In this week’s episode of the Computer Weekly Downtime Upload podcast, Brian McKenna, Caroline Donnelly and Clare McDonald pick over their favourite tech stories from the past week, including Amazon CEO Jeff Bezos’ bid to save the Earth, M&S and its IoT plans, and the European Union’s (EU) artificial intelligence (AI) and open data economy strategy.
Caroline kicks off the discussion this week by talking the team through Bezos’ grand plan to bankroll the saving of planet Earth through the creation of his $10bn climate change-battling Earth Fund initiative.
Announced on his own personal Instagram page, the initiative will see scientists, activists and non-government organisations battle it out for grants to support any work they are doing to explore new ways to tackle climate change, or amplify existing ways to address the issue.
As Caroline details, reactions to Bezos’ plans have been mixed, with some people applauding the tech billionaire for dipping into his own personal wealth to finance the initiative, including Hollywood actress Reece Witherspoon. Whereas others, including some of his own employees and environmental lobbyists Greenpeace, have been less complimentary about the plans.
Where the latter is concerned, much of their criticism centres on the fact that the online retail giant’s cloud arm, Amazon Web Services (AWS), provides technology to some of the oil and gas market’s major players, whose activities are not generally renowned for being terribly environmentally friendly.
Their argument being that Bezos cannot position himself as a force for good in the battle against climate change while his company is still assisting companies whose activities are linked to climate change.
Clare moves the discussion on by talking Caroline and Brian through the experimental work high street retail giant M&S is doing with connected lighting firm Signify.
The project has seen M&S work with Signify to kick the tyres of its newly announced internet of things (IoT) lighting system, Interact Retail, which allows retailers to control the lighting across several stores from a single dashboard.

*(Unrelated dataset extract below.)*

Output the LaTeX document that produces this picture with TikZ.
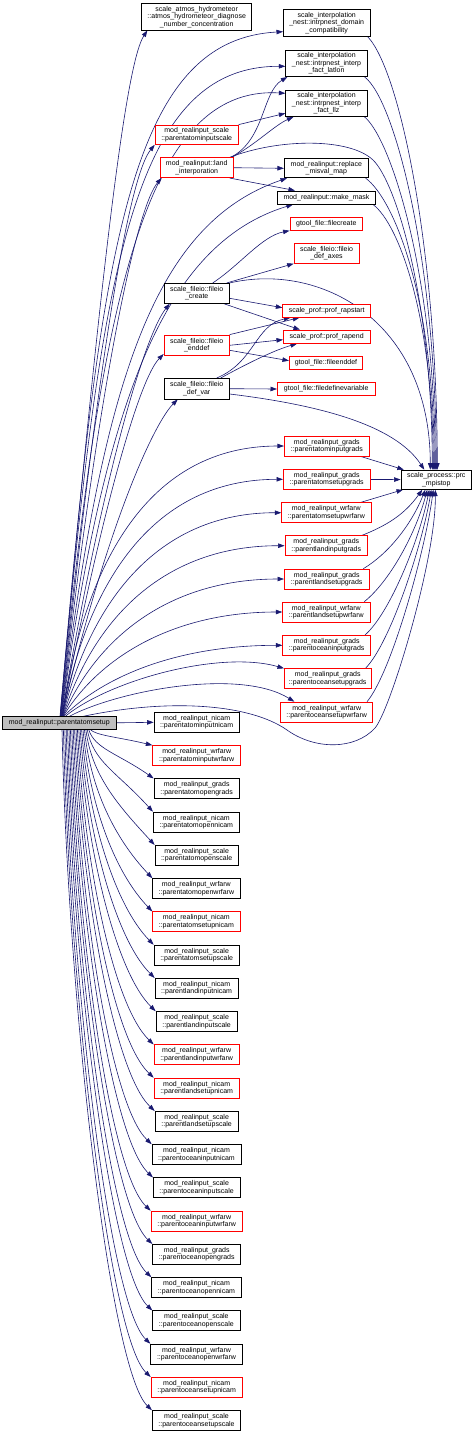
\documentclass[tikz,border=0pt]{standalone}
\usepackage{fontspec}
\setmainfont{Liberation Sans}
\usetikzlibrary{arrows.meta}
\definecolor{edgec}{RGB}{25,25,112}
\definecolor{redb}{RGB}{255,0,0}
\definecolor{rootfill}{RGB}{191,191,191}
\pgfdeclarelayer{bg}
\pgfsetlayers{bg,main}
\begin{document}
\begin{tikzpicture}[x=1pt,y=-1pt,
  box/.style={draw=black, line width=0.7pt, fill=white, align=center, font=\fontsize{7}{7.5}\selectfont, inner xsep=1pt, inner ysep=0pt},
  rbox/.style={box, draw=redb},
  e/.style={draw=edgec, line width=0.6pt, -{Triangle[length=6.5pt,width=4.5pt]}},
]
\useasboundingbox (0,0) rectangle (474,1433);
% column 2 upper
\node[box, minimum width=110, minimum height=26.7] (atmos) at (196.7,16.7) {scale\_atmos\_hydrometeor\\::atmos\_hydrometeor\_diagnose\\\_number\_concentration};
\node[box, minimum width=86.7, minimum height=26.7] (domcomp) at (326.7,22.7) {scale\_interpolation\\\_nest::intrpnest\_domain\\\_compatibility};
\node[box, minimum width=81.6, minimum height=26.7] (latlon) at (326.5,63.3) {scale\_interpolation\\\_nest::intrpnest\_interp\\\_fact\_latlon};
\node[box, minimum width=81.6, minimum height=26.7] (llz) at (326.5,103.3) {scale\_interpolation\\\_nest::intrpnest\_interp\\\_fact\_llz};
\node[rbox, minimum width=83.3, minimum height=19.5] (atminscale) at (196.7,134.7) {mod\_realinput\_scale\\::parentatominputscale};
\node[rbox, minimum width=73.3, minimum height=20] (landint) at (196.7,167.7) {mod\_realinput::land\\\_interporation};
\node[box, minimum width=84, minimum height=19] (replace) at (326.3,168.3) {mod\_realinput::replace\\\_misval\_map};
\node[box, minimum width=98.4, minimum height=13.3] (makemask) at (326.5,197.5) {mod\_realinput::make\_mask};
\node[rbox, minimum width=72.7, minimum height=13.3] (filecreate) at (326.3,223.7) {gtool\_file::filecreate};
\node[rbox, minimum width=65, minimum height=20] (defaxes) at (326.5,253.3) {scale\_fileio::fileio\\\_def\_axes};
\node[box, minimum width=65.3, minimum height=20] (fcreate) at (196.7,293.3) {scale\_fileio::fileio\\\_create};
\node[rbox, minimum width=88, minimum height=13.3] (rapstart) at (326.7,310.7) {scale\_prof::prof\_rapstart};
\node[rbox, minimum width=86.7, minimum height=13.3] (rapend) at (326.7,336.7) {scale\_prof::prof\_rapend};
\node[rbox, minimum width=65.3, minimum height=20.7] (fenddef) at (196.7,345.3) {scale\_fileio::fileio\\\_enddef};
\node[rbox, minimum width=73.4, minimum height=13.3] (fileenddef) at (326,362.7) {gtool\_file::fileenddef};
\node[box, minimum width=65.3, minimum height=20.7] (defvar) at (196.7,388.7) {scale\_fileio::fileio\\\_def\_var};
\node[rbox, minimum width=97.7, minimum height=13.3] (filedefvar) at (326.2,389) {gtool\_file::filedefinevariable};
\node[box, minimum width=70.7, minimum height=19.3] (mpistop) at (436.3,479.7) {scale\_process::prc\\\_mpistop};
\node[rbox, minimum width=85, minimum height=20] (g1) at (326.8,446) {mod\_realinput\_grads\\::parentatominputgrads};
\node[rbox, minimum width=86.7, minimum height=20] (g2) at (326.7,479.3) {mod\_realinput\_grads\\::parentatomsetupgrads};
\node[rbox, minimum width=89.3, minimum height=20] (g3) at (326.3,512.7) {mod\_realinput\_wrfarw\\::parentatomsetupwrfarw};
\node[rbox, minimum width=82.7, minimum height=20] (g4) at (326.3,545.7) {mod\_realinput\_grads\\::parentlandinputgrads};
\node[rbox, minimum width=84.7, minimum height=20] (g5) at (326.7,579) {mod\_realinput\_grads\\::parentlandsetupgrads};
\node[rbox, minimum width=87.3, minimum height=20] (g6) at (326.3,612) {mod\_realinput\_wrfarw\\::parentlandsetupwrfarw};
\node[rbox, minimum width=88, minimum height=20] (g7) at (326.7,645.3) {mod\_realinput\_grads\\::parentoceaninputgrads};
\node[rbox, minimum width=86.7, minimum height=20] (g8) at (327.7,678.7) {mod\_realinput\_grads\\::parentoceansetupgrads};
\node[rbox, minimum width=92, minimum height=20] (g9) at (326.7,712) {mod\_realinput\_wrfarw\\::parentoceansetupwrfarw};
\node[box, fill=rootfill, minimum width=113.3, minimum height=12.3] (root) at (59.3,722.8) {mod\_realinput::parentatomsetup};
% lower column
\foreach \k/\cx/\w/\st/\a/\b in {
 0/196.65/85.3/box/nicam/atominputnicam,
 1/196.7/88/rbox/wrfarw/atominputwrfarw,
 2/196.65/85.3/box/grads/atomopengrads,
 3/196.3/86/box/nicam/atomopennicam,
 4/196.65/83.3/box/scale/atomopenscale,
 5/196.35/87.3/box/wrfarw/atomopenwrfarw,
 6/196.35/87.3/rbox/nicam/atomsetupnicam,
 7/196.65/85.3/box/scale/atomsetupscale,
 8/196.65/83.3/box/nicam/landinputnicam,
 9/196.65/81.3/box/scale/landinputscale,
 10/196.65/85.3/rbox/wrfarw/landinputwrfarw,
 11/196.65/85.3/rbox/nicam/landsetupnicam,
 12/196.65/83.3/box/scale/landsetupscale,
 13/196.5/89/box/nicam/oceaninputnicam,
 14/196.65/86.7/box/scale/oceaninputscale,
 15/196.65/91.3/rbox/wrfarw/oceaninputwrfarw,
 16/196.7/88/box/grads/oceanopengrads,
 17/196.5/89.6/box/nicam/oceanopennicam,
 18/196.35/87.3/box/scale/oceanopenscale,
 19/196.5/91.6/box/wrfarw/oceanopenwrfarw,
 20/196.65/91.3/rbox/nicam/oceansetupnicam,
 21/196.5/88.4/box/scale/oceansetupscale}{
  \node[\st, minimum width=\w, minimum height=20] (L\k) at (\cx,722.3+33.25*\k) {mod\_realinput\_\a\\::parent\b};
}
\begin{pgfonlayer}{bg}
% root upward edges
\draw[e] ([xshift=0.7pt]root.north) .. controls (105,220) and (128,60) .. ([xshift=6pt]atmos.south west);
\draw[e] ([xshift=0.9pt]root.north) .. controls (100,250) and (128,40) .. ([yshift=-9pt]domcomp.west);
\draw[e] ([xshift=1.1pt]root.north) .. controls (100,270) and (132,66) .. ([yshift=-3pt]latlon.west);
\draw[e] ([xshift=1.3pt]root.north) .. controls (100,300) and (145,85) .. ([yshift=10pt]llz.west);
\draw[e] ([xshift=1.5pt]root.north) .. controls (100,340) and (130,175) .. (atminscale.south west);
\draw[e] ([xshift=1.7pt]root.north) .. controls (100,370) and (138,205) .. ([xshift=2pt]landint.south west);
\draw[e] ([xshift=1.9pt]root.north) .. controls (102,390) and (150,225) .. ([xshift=3pt]replace.south west);
\draw[e] ([xshift=2.1pt]root.north) .. controls (104,410) and (160,245) .. ([xshift=16pt]makemask.south west);
\draw[e] ([xshift=2.3pt]root.north) .. controls (104,470) and (145,335) .. ([xshift=6pt]fcreate.south west);
\draw[e] ([xshift=2.5pt]root.north) .. controls (104,500) and (140,378) .. ([yshift=2pt]fenddef.south west);
\draw[e] ([xshift=2.7pt]root.north) .. controls (108,520) and (155,422) .. ([xshift=14pt]defvar.south west);
\draw[e] ([xshift=2.9pt]root.north) .. controls (85,560) and (150,446) .. (g1.west);
\draw[e] ([xshift=3.1pt]root.north) .. controls (88,579) and (155,479.3) .. (g2.west);
\draw[e] ([xshift=3.3pt]root.north) .. controls (91,598.4) and (160,512.7) .. (g3.west);
\draw[e] ([xshift=3.5pt]root.north) .. controls (94,617.5) and (165,545.7) .. (g4.west);
\draw[e] ([xshift=3.7pt]root.north) .. controls (97,636.8) and (170,579) .. (g5.west);
\draw[e] ([xshift=3.9pt]root.north) .. controls (100,656) and (175,612) .. (g6.west);
\draw[e] ([xshift=4.3pt]root.north) .. controls (105,675) and (180,645.3) .. (g7.west);
\draw[e] ([xshift=6pt]root.north) .. controls (110,680) and (220,650) .. (g8.north west);
\draw[e] ([xshift=10pt]root.north) .. controls (120,690) and (240,668) .. ([xshift=14pt]g9.north west);
\draw[e] ([xshift=24pt]root.north) .. controls (170,698) and (250,704) .. (287,730) .. controls (315,750) and (355,750) .. (375,728) .. controls (390,711) and (436,560) .. ([xshift=-1pt]mpistop.south);
% root to lower column
\draw[e] (root.east) -- (L0.west);
\foreach \k in {1,...,21}{
  \pgfmathsetmacro\sx{90-1.4*(\k-1)}
  \pgfmathsetmacro\dsx{\sx-59.3}
  \pgfmathsetmacro\ey{712.3+33.25*\k}
  \pgfmathsetmacro\pa{729+0.4*(\ey-729)}
  \pgfmathsetmacro\pb{\sx+6}
  \pgfmathsetmacro\ox{min(42,0.55*(153-\sx))}
  \pgfmathsetmacro\oy{min(40,0.5*(\ey-729))}
  \draw[e] ([xshift=\dsx pt]root.south) .. controls (\pb,\pa) and +(-\ox,-\oy) .. (L\k.north west);
}
% into mpistop from above
\draw[e] ([xshift=-3pt]domcomp.south east) .. controls (400,70) and (437,250) .. ([xshift=1pt]mpistop.north);
\draw[e] ([xshift=-3pt]latlon.south east) .. controls (395,100) and (436,260) .. ([xshift=0pt]mpistop.north);
\draw[e] ([xshift=-3pt]llz.south east) .. controls (392,140) and (435,280) .. ([xshift=-1pt]mpistop.north);
\draw[e] ([xshift=-3pt]replace.south east) .. controls (395,200) and (434,300) .. ([xshift=-2pt]mpistop.north);
\draw[e] ([xshift=-3pt]makemask.south east) .. controls (400,225) and (433,320) .. ([xshift=-3pt]mpistop.north);
\draw[e] ([xshift=-4pt]landint.north east) .. controls (280,138) and (350,138) .. (373,160) .. controls (396,182) and (432,300) .. ([xshift=-4pt]mpistop.north);
\draw[e] (fcreate.north east) .. controls (320,262) and (430,320) .. ([xshift=-6pt]mpistop.north);
\draw[e] ([yshift=-5.3pt]defvar.east) .. controls (320,405) and (395,425) .. ([xshift=-12pt]mpistop.north);
% from left
\draw[e] (g1) -- (mpistop);
\draw[e] (g2) -- (mpistop);
\draw[e] (g3) -- (mpistop);
% from below
\draw[e] ([xshift=-6pt]g4.north east) .. controls +(25,-10) and +(-18,25) .. ([xshift=-14pt]mpistop.south);
\draw[e] ([xshift=-6pt]g5.north east) .. controls +(25,-15) and +(-14,35) .. ([xshift=-11pt]mpistop.south);
\draw[e] ([xshift=-6pt]g6.north east) .. controls +(25,-20) and +(-12,45) .. ([xshift=-9pt]mpistop.south);
\draw[e] ([xshift=-6pt]g7.north east) .. controls +(25,-22) and +(-10,50) .. ([xshift=-7pt]mpistop.south);
\draw[e] ([xshift=-6pt]g8.north east) .. controls +(25,-25) and +(-9,55) .. ([xshift=-5pt]mpistop.south);
\draw[e] ([xshift=-6pt]g9.north east) .. controls +(25,-30) and +(-8,60) .. ([xshift=-3pt]mpistop.south);
% column 2 internal
\draw[e] (atminscale.north east) -- ([yshift=-10pt]llz.west);
\draw[e] ([xshift=-3pt]landint.north east) .. controls (265,140) and (262,92) .. ([xshift=2pt]latlon.south west);
\draw[e] ([xshift=-2pt]landint.north east) .. controls (255,145) and (275,125) .. ([xshift=8pt]llz.south west);
\draw[e] (landint.east) -- (replace.west);
\draw[e] ([xshift=-4pt]landint.south east) -- ([xshift=18pt]makemask.north west);
\draw[e] ([xshift=16pt]fcreate.north) .. controls (240,265) and (262,236) .. (filecreate.south west);
\draw[e] ([xshift=-3pt]fcreate.north east) -- (defaxes.south west);
\draw[e] ([yshift=-5pt]fcreate.east) -- ([yshift=3pt]rapstart.west);
\draw[e] ([xshift=-6pt]fcreate.south east) -- ([xshift=17pt]rapend.north west);
\draw[e] (fenddef.north east) -- ([xshift=17pt]rapstart.south west);
\draw[e] (fenddef.east) -- ([yshift=-3pt]rapend.west);
\draw[e] ([yshift=-5pt]fenddef.east) -- ([yshift=2pt]fileenddef.west);
\draw[e] ([xshift=20pt]defvar.north) .. controls (255,362) and (255,325) .. ([xshift=8pt]rapstart.south west);
\draw[e] ([xshift=24pt]defvar.north) .. controls (250,362) and (275,350) .. ([xshift=14pt]rapend.south west);
\draw[e] (defvar.east) -- (filedefvar.west);
\end{pgfonlayer}
\end{tikzpicture}
\end{document}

It is unclear, at the time of recording, how many stores M&S may have trialled the system in, but the retailer says it sees potential for the technology to make its in-store lighting systems more responsive, efficient, sustainable and easier to maintain remotely.
On the responsiveness front, for example, Clare said the system could enable M&S to tailor lighting levels in its stores according to footfall, prompting (semi-serious) concerns from Caroline about the perils of being suddenly plunged into darkness in mannequin-heavy retail environments.
Clare goes on to detail how the project is one of several digital endeavours the retailer has embarked on of late, which has included its own take on the checkout-less store concept, as part of its “test and learn” approach to ensuring it is meeting the needs of its shoppers.
Rounding out this week’s podcast, Brian talks Caroline and Clare through the EU’s five-year open data economy strategy, which is one of the first big announcements to be made by the European Commission’s recently installed president, Ursula von der Leyen.
The over-arching aim of the strategy, as Brian explains, is to make data as open as possible for companies to “exploit”, and to ensure artificial intelligence systems are “explainable”.
In response, the team engages in some light-hearted debate about how to respond to stories about what the EU is doing to support the growth of the European tech scene, given the UK’s Brexit preparations are continuing apace.
Brian also goes on to discuss some viewpoints shared by David Barber, director of the UCL Centre for Artificial Intelligence, on another podcast about the EU’s track record on supporting AI-based endeavours, which has not always – in his view – produced the goods.